I recently came across some old code that narrows wchar_t to UCS-2 by zeroing out the high-order bytes. Even though my test was careful not to generate any surrogates in the input, they showed up in the output when a randomly generated code point like U+1DF7C was mangled into U+DF7C.

A corrupted value like that is not necessarily a great example of something you want to preserve, but it's the sort of thing that late 90s code assumed about Unicode.

account42 · on Nov 19, 2020

Specifically, filenames on Windows are not UTF-16 (or UCS-12) but rather WTF-16 - like UTF-16 but with possibly unmatched surragate pairs. WTF-8 provides an 8-bit encoding for such filenames that matches UTF-8 wherever the original was valid UTF-16 while converting the rest in the most straightforward way possible, menaing you need less code to go from WTF-16 to WTF-8 than going from UTF-16 to UTF-8 while rejecting invalid characters.

ChrisSD · on Nov 18, 2020

It's invalid according to the spec.

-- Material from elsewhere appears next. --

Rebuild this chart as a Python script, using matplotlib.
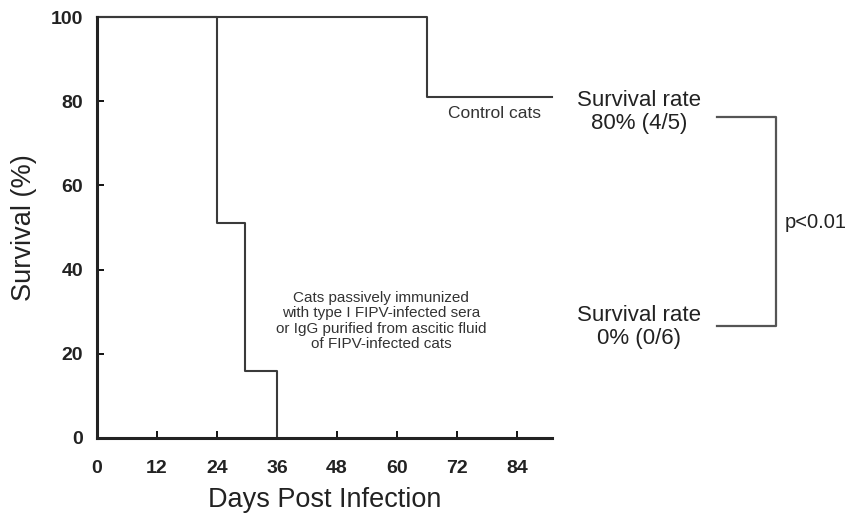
import matplotlib
matplotlib.use("Agg")
import matplotlib.pyplot as plt
from matplotlib.lines import Line2D

plt.rcParams['font.family'] = ['Liberation Sans', 'DejaVu Sans']

# step survival curves (days, survival %)
control_days = [0, 66, 91]
control_surv = [100, 81, 81]
treated_days = [0, 24, 29.5, 36]
treated_surv = [100, 51, 16, 0]

xticks = [0, 12, 24, 36, 48, 60, 72, 84]
yticks = [0, 20, 40, 60, 80, 100]

fig = plt.figure(figsize=(8.48, 5.2), dpi=100)
ax = fig.add_axes([97/848, 82/520, 455/848, 421/520])

line_kw = dict(where='post', color='#3a3a3a', lw=1.5, clip_on=False)
ax.step(control_days, control_surv, **line_kw)
ax.step(treated_days, treated_surv, **line_kw)

ax.set_xlim(0, 91)
ax.set_ylim(0, 100)
ax.set_xticks(xticks)
ax.set_yticks(yticks)
ax.tick_params(direction='in', length=5, width=1.3, labelsize=14)
ax.tick_params(axis='x', pad=16)
ax.tick_params(axis='y', pad=10)
for lab in ax.get_xticklabels() + ax.get_yticklabels():
    lab.set_fontweight('bold')
    lab.set_color('#222222')

for s in ['top', 'right']:
    ax.spines[s].set_visible(False)
for s in ['left', 'bottom']:
    ax.spines[s].set_linewidth(2.2)
    ax.spines[s].set_color('#222222')

ax.set_xlabel('Days Post Infection', fontsize=19.5, labelpad=7, color='#222222')
ax.set_ylabel('Survival (%)', fontsize=19.5, labelpad=10, color='#222222')

# annotations inside the plot
fig.text(495/848, 1 - 113/520, 'Control cats', ha='center', va='center',
         fontsize=12.5, color='#333333')
fig.text(381/848, 1 - 321/520,
         'Cats passively immunized\nwith type I FIPV-infected sera\n'
         'or IgG purified from ascitic fluid\nof FIPV-infected cats',
         ha='center', va='center', fontsize=11, linespacing=1.15, color='#333333')

# survival rates on the right
fig.text(639/848, 1 - 112/520, 'Survival rate\n80% (4/5)', ha='center', va='center',
         fontsize=16, linespacing=1.1, color='#222222')
fig.text(639/848, 1 - 327/520, 'Survival rate\n0% (0/6)', ha='center', va='center',
         fontsize=16, linespacing=1.1, color='#222222')

# bracket
bx = [717/848, 776/848, 776/848, 717/848]
by = [1 - 117/520, 1 - 117/520, 1 - 326/520, 1 - 326/520]
fig.add_artist(Line2D(bx, by, color='#555555', lw=1.6))
fig.text(785/848, 1 - 222/520, 'p<0.01', ha='left', va='center',
         fontsize=14.5, color='#222222')

fig.savefig('out.png', dpi=100)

They are permanently reserved code points for use in UTF-16.

> The definition of UTF-8 prohibits encoding character numbers between U+D800 and U+DFFF, which are reserved for use with the UTF-16 encoding form (as surrogate pairs) and do not directly represent characters.

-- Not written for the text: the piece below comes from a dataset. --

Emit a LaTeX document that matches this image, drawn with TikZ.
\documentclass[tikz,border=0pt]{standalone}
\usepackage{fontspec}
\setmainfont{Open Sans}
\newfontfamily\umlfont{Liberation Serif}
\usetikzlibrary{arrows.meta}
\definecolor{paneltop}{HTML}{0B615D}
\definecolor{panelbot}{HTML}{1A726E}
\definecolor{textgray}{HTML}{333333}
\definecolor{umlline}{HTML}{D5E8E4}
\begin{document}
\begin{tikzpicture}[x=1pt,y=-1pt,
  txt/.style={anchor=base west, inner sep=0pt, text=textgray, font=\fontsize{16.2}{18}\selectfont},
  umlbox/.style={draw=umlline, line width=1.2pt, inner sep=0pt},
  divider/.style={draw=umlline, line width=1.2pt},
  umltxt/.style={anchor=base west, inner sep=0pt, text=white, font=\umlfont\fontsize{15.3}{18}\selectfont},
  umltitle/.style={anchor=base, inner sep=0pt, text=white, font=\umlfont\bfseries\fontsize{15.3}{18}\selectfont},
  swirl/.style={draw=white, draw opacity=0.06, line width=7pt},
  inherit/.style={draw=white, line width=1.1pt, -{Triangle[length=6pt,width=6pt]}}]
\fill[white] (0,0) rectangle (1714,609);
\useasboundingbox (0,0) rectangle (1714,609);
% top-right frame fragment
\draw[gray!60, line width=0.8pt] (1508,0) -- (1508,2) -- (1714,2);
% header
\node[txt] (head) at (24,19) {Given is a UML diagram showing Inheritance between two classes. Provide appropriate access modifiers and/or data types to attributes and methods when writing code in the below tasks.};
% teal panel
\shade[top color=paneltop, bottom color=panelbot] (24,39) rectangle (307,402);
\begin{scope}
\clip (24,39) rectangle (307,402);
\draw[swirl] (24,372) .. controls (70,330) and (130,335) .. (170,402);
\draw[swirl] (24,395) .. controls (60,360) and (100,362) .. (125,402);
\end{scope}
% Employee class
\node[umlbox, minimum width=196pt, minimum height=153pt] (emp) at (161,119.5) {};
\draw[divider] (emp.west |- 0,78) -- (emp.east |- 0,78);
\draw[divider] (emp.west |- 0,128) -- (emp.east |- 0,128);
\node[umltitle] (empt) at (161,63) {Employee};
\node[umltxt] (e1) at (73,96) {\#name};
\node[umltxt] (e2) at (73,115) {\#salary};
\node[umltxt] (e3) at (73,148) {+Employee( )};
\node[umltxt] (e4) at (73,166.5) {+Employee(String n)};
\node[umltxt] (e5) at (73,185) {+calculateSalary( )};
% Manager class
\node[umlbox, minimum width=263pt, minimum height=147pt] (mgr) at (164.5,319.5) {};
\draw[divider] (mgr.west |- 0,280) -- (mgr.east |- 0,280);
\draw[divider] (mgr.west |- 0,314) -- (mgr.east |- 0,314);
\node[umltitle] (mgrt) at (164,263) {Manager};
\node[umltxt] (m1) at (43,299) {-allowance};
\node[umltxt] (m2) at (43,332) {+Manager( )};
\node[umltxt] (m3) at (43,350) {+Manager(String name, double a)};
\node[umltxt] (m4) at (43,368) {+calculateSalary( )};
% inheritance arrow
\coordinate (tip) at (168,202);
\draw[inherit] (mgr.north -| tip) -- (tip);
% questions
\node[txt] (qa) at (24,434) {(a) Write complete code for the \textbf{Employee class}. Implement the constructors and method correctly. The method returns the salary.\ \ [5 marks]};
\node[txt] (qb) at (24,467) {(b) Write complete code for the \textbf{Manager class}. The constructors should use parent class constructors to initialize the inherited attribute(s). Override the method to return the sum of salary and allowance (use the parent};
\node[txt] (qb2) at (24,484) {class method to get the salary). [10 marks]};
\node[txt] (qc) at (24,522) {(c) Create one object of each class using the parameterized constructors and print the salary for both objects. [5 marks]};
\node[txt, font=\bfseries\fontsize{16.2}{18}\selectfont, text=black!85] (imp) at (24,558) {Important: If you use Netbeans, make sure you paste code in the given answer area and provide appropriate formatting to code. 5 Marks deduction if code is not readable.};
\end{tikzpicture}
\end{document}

They could be replaced by the replacement character to produce a valid string.

a1369209993 · on Nov 17, 2020

Nitpick: UCS-2 actually isn't fixed-length either, eg "ẍ̊" (small x+umlaut+ring above) is two code units (1E8D 030A) or possibly three (0078 0308 030A).

ygra · on Nov 17, 2020

UCS-2 uses a fixed number of (16-bit) code units to represent a Unicode scalar value (code point). Of course, to represent a grapheme cluster, more than one code point may be needed, but that's true of Unicode in general.

a1369209993 · on Nov 17, 2020

> that's true of Unicode in general.

Yes, that was rather my point: if you're using a Unicode-based character encoding, you're going to have variable-width characters regardless, so you might as well use UTF-8.

> UCS-2 uses a fixed number of (16-bit) code units to represent a Unicode scalar value (code point).

Sure, but that's a implementaion detail of the mapping from characters (at the application level) to bytes (at the physical(-ish) representation level).